The sermon series has been on final days and it's been kind of interesting - not the usual run through Revelation, but looking at other things. In today's case, Elijah. On his last day, he and his attendant Elisha walked 35 miles, visiting four towns. For whatever reason, it was quite well known that this was Elijah's last day on earth and so he was visiting places where he'd founded schools. But our pastor also used it to describe stages of Christian life and the final city he related to breakthrough - a place of new blessings. (the other stages were "beginnings," "seeing God's presence," and "past victories." Breakthroughs was the one I had the least amount of notes on, but I still found it surprising that those two terms came up so obviously for me in church this morning.)
So the breakthrough I wanted to share was an eating breakthrough. Ben has texture issues and also just some general eating issues. He doesn't like slimy food and he likes to hoard food in his hands. But this morning before church, I decided I was going to work with him. Lori was on worship team so she and Rachel had gone to the early service. So Ben and I were left to get ready on our own to go to join them for the later service. With ample time, I decided I'd work with him on eating.
So I started with applesauce. He doesn't like slimy food and he doesn't like utensils. But I'm pretty sure that it's stubbornness in some cases and I was determined to give it a decent go. So I pulled out the tiny Tollhouse Morsels and I gave him a couple. Then, making sure he was watching carefully, I placed a couple into a spoonful of cherry applesauce. He ate the bite and then immediately opened his mouth for more. I would occasionally give him some morsels before he had a chance to ask to keep him encouraged, but he ate the entire container of applesauce. He had no interest in holding the spoon, but he let me help him eat the entire thing.

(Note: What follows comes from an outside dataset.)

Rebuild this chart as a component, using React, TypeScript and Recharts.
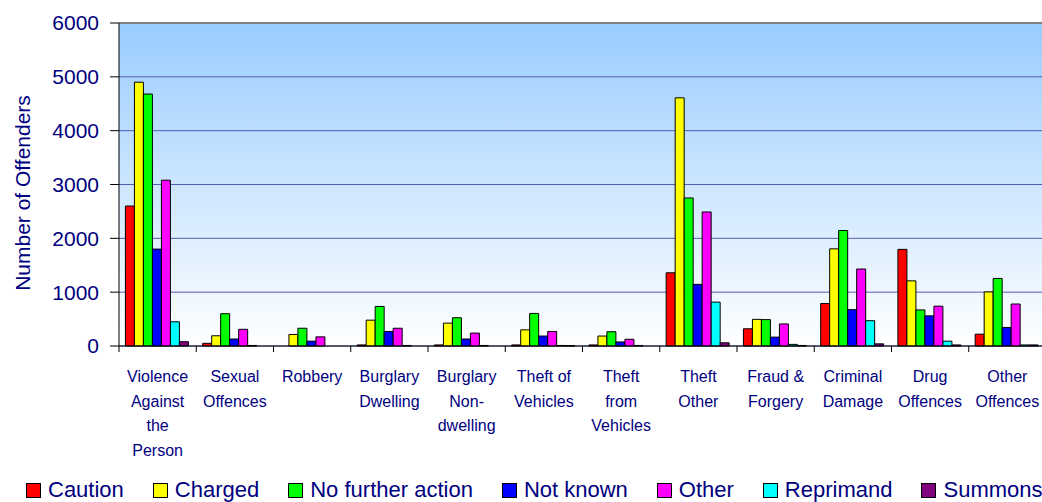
import React from "react";
import { BarChart, Bar, XAxis, YAxis, CartesianGrid, Legend, ReferenceLine } from "recharts";

const categories = [
  "Violence Against the Person",
  "Sexual Offences",
  "Robbery",
  "Burglary Dwelling",
  "Burglary Non-dwelling",
  "Theft of Vehicles",
  "Theft from Vehicles",
  "Theft Other",
  "Fraud & Forgery",
  "Criminal Damage",
  "Drug Offences",
  "Other Offences",
];

const caution = [2600, 50, 0, 20, 20, 20, 20, 1360, 320, 790, 1795, 220];
const charged = [4900, 190, 215, 480, 425, 300, 185, 4610, 495, 1805, 1210, 1005];
const noFurtherAction = [4680, 600, 330, 735, 525, 605, 265, 2750, 490, 2145, 670, 1255];
const notKnown = [1800, 130, 90, 270, 130, 185, 75, 1145, 165, 675, 560, 345];
const other = [3080, 310, 170, 330, 240, 270, 125, 2490, 410, 1430, 740, 780];
const reprimand = [450, 10, 0, 10, 10, 10, 10, 815, 30, 470, 90, 20];
const summons = [80, 0, 0, 0, 0, 5, 0, 60, 10, 40, 20, 20];

const yTicks = [0, 1000, 2000, 3000, 4000, 5000, 6000];

const seriesKeys = ["caution", "charged", "nfa", "notKnown", "other", "reprimand", "summons"];
const seriesNames = ["Caution", "Charged", "No further action", "Not known", "Other", "Reprimand", "Summons"];
const seriesColors = ["#FF0000", "#FFFF00", "#00FF00", "#0000FF", "#FF00FF", "#00FFFF", "#800080"];
const seriesValues = [caution, charged, noFurtherAction, notKnown, other, reprimand, summons];

const data = categories.map((c, i) => {
  const row: Record<string, any> = { category: c };
  seriesKeys.forEach((k, s) => {
    row[k] = seriesValues[s][i];
  });
  return row;
});

const NAVY = "#000080";
const FONT = '"Liberation Sans", Arial, sans-serif';

let measureCtx: CanvasRenderingContext2D | null = null;
function measure(text: string, font: string): number {
  if (!measureCtx) {
    const c = document.createElement("canvas");
    measureCtx = c.getContext("2d");
  }
  if (!measureCtx) return text.length * 8;
  measureCtx.font = font;
  return measureCtx.measureText(text).width;
}

function wrapLabel(label: string, maxWidth: number): string[] {
  const font = '16px "Liberation Sans"';
  const tokens: { t: string; sep: string }[] = [];
  label.split(" ").forEach((w, wi) => {
    const parts = w.split(/(?<=-)/);
    parts.forEach((p, pi) => {
      tokens.push({ t: p, sep: pi === 0 && wi > 0 ? " " : "" });
    });
  });
  const lines: string[] = [];
  let cur = "";
  tokens.forEach((tk) => {
    if (cur === "") {
      cur = tk.t;
    } else {
      const trial = cur + tk.sep + tk.t;
      if (measure(trial, font) <= maxWidth) cur = trial;
      else {
        lines.push(cur);
        cur = tk.t;
      }
    }
  });
  if (cur) lines.push(cur);
  return lines;
}

const CategoryTick = (props: any) => {
  const { x, y, payload, index } = props;
  const count = props.visibleTicksCount || categories.length;
  const axisWidth = props.width || 927;
  const bw = axisWidth / count;
  const axisY = y - 8;
  const lines = wrapLabel(String(payload.value), 70);
  return (
    <g>
      <line x1={x - bw / 2} x2={x - bw / 2} y1={axisY} y2={axisY + 6} stroke="#000" strokeWidth={1} />
      {index === count - 1 && (
        <line x1={x + bw / 2} x2={x + bw / 2} y1={axisY} y2={axisY + 6} stroke="#000" strokeWidth={1} />
      )}
      <text x={x} y={y + 28} textAnchor="middle" fill={NAVY} fontSize={16} fontFamily={FONT}>
        {lines.map((l, i) => (
          <tspan key={i} x={x} dy={i === 0 ? 0 : 24.7}>
            {l}
          </tspan>
        ))}
      </text>
    </g>
  );
};

const LegendContent = () => (
  <div
    style={{
      display: "flex",
      alignItems: "center",
      height: 24,
      paddingLeft: 26,
      fontFamily: FONT,
      fontSize: 22,
      color: NAVY,
      whiteSpace: "nowrap",
    }}
  >
    {seriesNames.map((n, i) => (
      <div key={n} style={{ display: "flex", alignItems: "center", marginRight: 29 }}>
        <span
          style={{
            display: "inline-block",
            width: 13,
            height: 13,
            background: seriesColors[i],
            border: "1px solid #000",
            marginRight: 7,
          }}
        />
        <span style={{ lineHeight: "24px" }}>{n}</span>
      </div>
    ))}
  </div>
);

export default function App() {
  return (
    <div
      style={{
        position: "fixed",
        top: 0,
        left: 0,
        width: 1042,
        height: 502,
        overflow: "hidden",
        background: "#fff",
      }}
    >
      <BarChart
        width={1053}
        height={502}
        data={data}
        margin={{ top: 23, right: 7, left: 0, bottom: 0 }}
        barCategoryGap="8.3%"
        barGap={0}
      >
        <defs>
          <linearGradient id="plotBg" x1="0" y1="0" x2="0" y2="1">
            <stop offset="0%" stopColor="#99CCFF" />
            <stop offset="100%" stopColor="#FFFFFF" />
          </linearGradient>
        </defs>
        <CartesianGrid vertical={false} stroke="#5a5ab0" strokeWidth={1} fill="url(#plotBg)" />
        <ReferenceLine y={6000} stroke="#808080" strokeWidth={2} />
        <XAxis
          dataKey="category"
          interval={0}
          height={132}
          tickLine={false}
          axisLine={{ stroke: "#000", strokeWidth: 1 }}
          tick={<CategoryTick />}
        />
        <YAxis
          width={119}
          domain={[0, 6000]}
          ticks={yTicks}
          tickSize={9}
          tickMargin={11}
          axisLine={{ stroke: "#000", strokeWidth: 1 }}
          tickLine={{ stroke: "#000", strokeWidth: 1 }}
          tick={{ fill: NAVY, fontSize: 21, fontFamily: FONT }}
          label={{
            content: () => (
              <text
                x={22}
                y={193}
                transform="rotate(-90 22 193)"
                textAnchor="middle"
                dominantBaseline="central"
                fill={NAVY}
                fontSize={21}
                fontFamily={FONT}
              >
                Number of Offenders
              </text>
            ),
          }}
        />
        <Legend verticalAlign="bottom" content={<LegendContent />} />
        {seriesKeys.map((k, i) => (
          <Bar
            key={k}
            dataKey={k}
            name={seriesNames[i]}
            fill={seriesColors[i]}
            stroke="#000"
            strokeWidth={1}
            isAnimationActive={false}
          />
        ))}
      </BarChart>
    </div>
  );
}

I was so encouraged that I wanted to try something more. Typically, he just eats dry cereal for breakfast because he loves the crunch, they're a single bite serving and he can hold a bunch in each hand. But I didn't want to do that. Sometimes I feel like we don't challenge him because it's so hard and he's so stubborn and does such a good job of seeming so wounded.

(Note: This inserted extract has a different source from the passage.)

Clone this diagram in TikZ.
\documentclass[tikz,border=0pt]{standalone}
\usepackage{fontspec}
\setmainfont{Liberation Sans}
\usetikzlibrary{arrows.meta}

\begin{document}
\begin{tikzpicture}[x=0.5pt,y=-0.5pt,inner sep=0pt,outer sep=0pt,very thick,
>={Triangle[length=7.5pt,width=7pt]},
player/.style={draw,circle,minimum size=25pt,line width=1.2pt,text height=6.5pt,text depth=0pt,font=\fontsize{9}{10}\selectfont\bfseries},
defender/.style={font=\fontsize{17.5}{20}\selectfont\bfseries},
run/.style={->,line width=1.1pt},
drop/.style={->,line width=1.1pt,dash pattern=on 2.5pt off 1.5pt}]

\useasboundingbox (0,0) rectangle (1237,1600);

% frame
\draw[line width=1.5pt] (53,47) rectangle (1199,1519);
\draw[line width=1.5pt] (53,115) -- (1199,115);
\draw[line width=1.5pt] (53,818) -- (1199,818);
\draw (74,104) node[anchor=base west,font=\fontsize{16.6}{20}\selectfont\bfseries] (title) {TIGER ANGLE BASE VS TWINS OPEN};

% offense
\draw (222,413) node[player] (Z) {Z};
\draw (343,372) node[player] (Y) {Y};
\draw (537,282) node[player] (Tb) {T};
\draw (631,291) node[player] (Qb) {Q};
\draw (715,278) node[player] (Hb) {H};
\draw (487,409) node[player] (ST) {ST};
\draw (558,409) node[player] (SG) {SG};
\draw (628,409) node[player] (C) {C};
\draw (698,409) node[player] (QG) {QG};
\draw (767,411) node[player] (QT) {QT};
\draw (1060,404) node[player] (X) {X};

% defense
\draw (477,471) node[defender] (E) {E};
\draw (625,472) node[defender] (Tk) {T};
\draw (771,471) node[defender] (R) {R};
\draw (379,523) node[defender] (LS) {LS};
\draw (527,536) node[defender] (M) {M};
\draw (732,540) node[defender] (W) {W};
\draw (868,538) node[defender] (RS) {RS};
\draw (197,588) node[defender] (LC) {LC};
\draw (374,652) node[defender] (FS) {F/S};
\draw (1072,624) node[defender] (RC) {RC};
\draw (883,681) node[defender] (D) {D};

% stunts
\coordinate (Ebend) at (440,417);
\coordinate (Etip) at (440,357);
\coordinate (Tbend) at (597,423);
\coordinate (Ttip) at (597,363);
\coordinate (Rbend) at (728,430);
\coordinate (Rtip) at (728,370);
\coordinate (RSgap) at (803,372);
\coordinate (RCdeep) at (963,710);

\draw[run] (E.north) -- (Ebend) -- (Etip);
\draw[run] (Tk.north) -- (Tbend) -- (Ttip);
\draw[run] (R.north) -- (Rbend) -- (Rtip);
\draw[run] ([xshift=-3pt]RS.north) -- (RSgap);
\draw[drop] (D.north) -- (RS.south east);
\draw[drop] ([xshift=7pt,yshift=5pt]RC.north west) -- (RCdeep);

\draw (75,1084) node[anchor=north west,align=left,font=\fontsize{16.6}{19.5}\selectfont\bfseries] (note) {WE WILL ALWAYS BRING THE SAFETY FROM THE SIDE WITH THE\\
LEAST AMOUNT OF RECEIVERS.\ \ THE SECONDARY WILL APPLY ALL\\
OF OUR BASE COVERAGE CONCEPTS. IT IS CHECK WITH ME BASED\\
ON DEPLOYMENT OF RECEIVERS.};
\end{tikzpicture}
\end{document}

I toasted a piece of bread, covered it with a very light coating of creamy peanut butter and strawberry jam. Then I cut it into three strips (later cutting each strip in half) and offered him a bite. A first there was a small struggle and I had to hold his hands down in his lap to keep him from covering his face. I didn't force the food into his mouth. He wanted to resist, but I wouldn't call it a fight or a struggle, he didn't push too hard against my holding his arms down, but he kept his mouth closed firmly. I held the food close and talked quietly and finally he opened his mouth. He tentatively bit into the bread without taking a bite and then decided it was ok and took a bite.
After awhile I offered another bite but though trial and error I realized my problem was that I thought he was ready for another bite sooner than he actually was. After awhile, I got the rhythm down, but after about a sixth of it, he grabbed the next piece himself. With a little coaching, he was setting it down between between bites. Here's a short video of him eating single bites and setting it down between bites, all without coaching.
This was a really exciting for me to see. I'm not sure how to repeat this, but I wonder if it has to be when there's no one else around (other meals since then haven't been nearly as positive or productive) and when there's plenty of time to go really slow and patient. An investment that's easier said than done, but oh so rewarding!